Con Alvaro e La Cava ci furono altri due calabresi amici de “Il Mondo”, uno noto e uno poco conosciuto. Il primo, quello noto, era un giornalista nativo di Locri, Gianni Cervigni, che chiuse la sua carriera come capo-redattore della sede romana de “Il Giorno” di Milano. Cervigni, ricordando il suo maestro, ebbe a dire: “L’influenza che Il Mondo esercitava su di noi, o forse su alcuni di noi, non si risolveva però solo sul terreno delle idee, ma s’estendeva anche alla forma, allo stile, con cui tali idee venivano espresse”.
Il collaboratore ignoto era Giuseppe Arena di Roccella Jonica, professore di filosofia, negli anni ’60, presso il Liceo classico “Ivo Oliveti” di Locri. Era ignoto perché firmava i racconti con due pseudonimi: Bruno Malatesta e Lia Bhas (in arabo bhas significa sabbia, arena).
La vera identità (era nota soltanto a Giulia Massari, responsabile delle pagine culturali de “Il Mondo”) dell’elzevirista calabrese si seppe in punto di morte. Scrisse 21 storie (15 a firma Lia Bhas e 6 a firma Bruno Malatesta, dal 1957 al 1960) in cui narrò i vizi e le virtù della società meridionale suscitando lo stupore e l’ammirazione dei lettori che si chiedevano, invano, chi si celasse dietro quei nomi. L’editore Franco Pancallo di Locri nel 2002 raccolse in un volume, Con finto nome, gli scritti del professor Arena. Ma ancora prima Franco Guglielmelli impiegò le sue energie per riportare alla luce gli scritti di Arena. Ricordare Giuseppe Arena significa rievocare momenti di un’epoca che fu, oggi neppure immaginabile per la dispersione e frantumazione della memoria, tipica della civiltà odierna. Il tempo o è vissuto o scivola sulla nostra coscienza senza lasciare traccia.
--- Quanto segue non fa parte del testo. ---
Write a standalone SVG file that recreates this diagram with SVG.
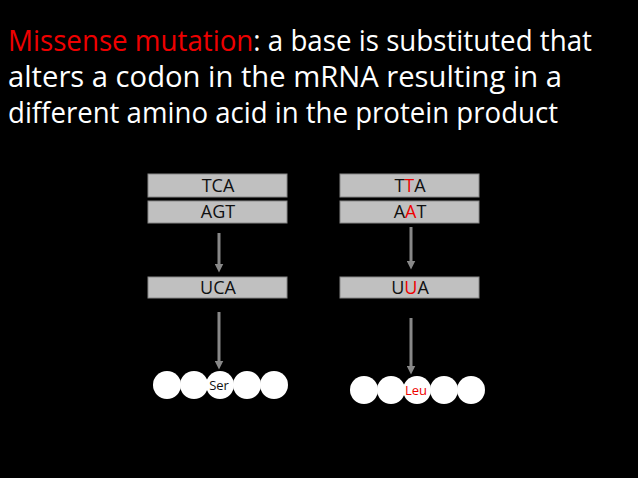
<svg xmlns="http://www.w3.org/2000/svg" width="638" height="478" viewBox="0 0 638 478">
<style>
.t{font-family:"Open Sans","Noto Sans",sans-serif;font-size:29px;fill:#fff}
.b{fill:#c0c0c0;stroke:#888;stroke-width:1}
.bt{font-family:"Open Sans","Noto Sans",sans-serif;font-size:18px;fill:#111;text-anchor:middle}
.r{fill:#e00}
.c{fill:#fff}
.a{stroke:#888;stroke-width:3;fill:none}
</style>
<defs><marker id="ah" markerWidth="3" markerHeight="3" refX="1.5" refY="1.5" orient="auto"><path d="M0,0L3,1.5L0,3z" fill="#888"/></marker></defs>
<rect width="638" height="478" fill="#000"/>
<g id="title">
<text class="t" x="8" y="51" textLength="584" lengthAdjust="spacingAndGlyphs"><tspan fill="#e00">Missense mutation</tspan>: a base is substituted that</text>
<text class="t" x="8" y="87" textLength="554" lengthAdjust="spacingAndGlyphs">alters a codon in the mRNA resulting in a</text>
<text class="t" x="8" y="123" textLength="550" lengthAdjust="spacingAndGlyphs">different amino acid in the protein product</text>
</g>
<g id="tca"><rect class="b" x="148" y="174" width="139" height="23"/><text class="bt" x="218" y="192">TCA</text></g>
<g id="agt"><rect class="b" x="148" y="201" width="139" height="22"/><text class="bt" x="218" y="218">AGT</text></g>
<g id="uca"><rect class="b" x="148" y="277" width="139" height="21"/><text class="bt" x="218" y="294">UCA</text></g>
<g id="tta"><rect class="b" x="340" y="174" width="139" height="23"/><text class="bt" x="410" y="192">T<tspan class="r">T</tspan>A</text></g>
<g id="aat"><rect class="b" x="340" y="201" width="139" height="22"/><text class="bt" x="410" y="218">A<tspan class="r">A</tspan>T</text></g>
<g id="uua"><rect class="b" x="340" y="277" width="139" height="21"/><text class="bt" x="410" y="294">U<tspan class="r">U</tspan>A</text></g>
<g id="connectors">
<line class="a" x1="219" y1="233" x2="219" y2="268" marker-end="url(#ah)"/>
<line class="a" x1="411" y1="227" x2="411" y2="265" marker-end="url(#ah)"/>
<line class="a" x1="219" y1="312" x2="219" y2="365" marker-end="url(#ah)"/>
<line class="a" x1="411" y1="318" x2="411" y2="370" marker-end="url(#ah)"/>
</g>
<g id="ser">
<circle class="c" cx="167" cy="385" r="14"/><circle class="c" cx="194" cy="385" r="14"/><circle class="c" cx="220" cy="385" r="14"/><circle class="c" cx="247" cy="385" r="14"/><circle class="c" cx="274" cy="385" r="14"/>
<text x="219" y="390" font-family="Open Sans,sans-serif" font-size="13" fill="#111" text-anchor="middle">Ser</text>
</g>
<g id="leu">
<circle class="c" cx="364" cy="390" r="14"/><circle class="c" cx="391" cy="390" r="14"/><circle class="c" cx="417" cy="390" r="14"/><circle class="c" cx="444" cy="390" r="14"/><circle class="c" cx="471" cy="390" r="14"/>
<text x="416" y="395" font-family="Open Sans,sans-serif" font-size="13" fill="#e00" text-anchor="middle">Leu</text>
</g>
</svg>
Aldo Guerrieri, suo allievo e a sua volta docente, ricordò negli anni a venire un tratto del suo maestro: “Con Arena, ascoltando le sue lezioni, il tempo della nostra coscienza s’allargava in un’ampia prospettiva storica che abbracciava il passato come se fosse palpitante attualità. La lezione odierna della contemporaneità della storia era per Arena una seconda natura e la nostra coscienza di adolescenti veniva educata a percepire la complessa drammaticità della storia con una metodologia che mai si rivelava riduttiva o incapace di comprendere le ragioni degli altri”.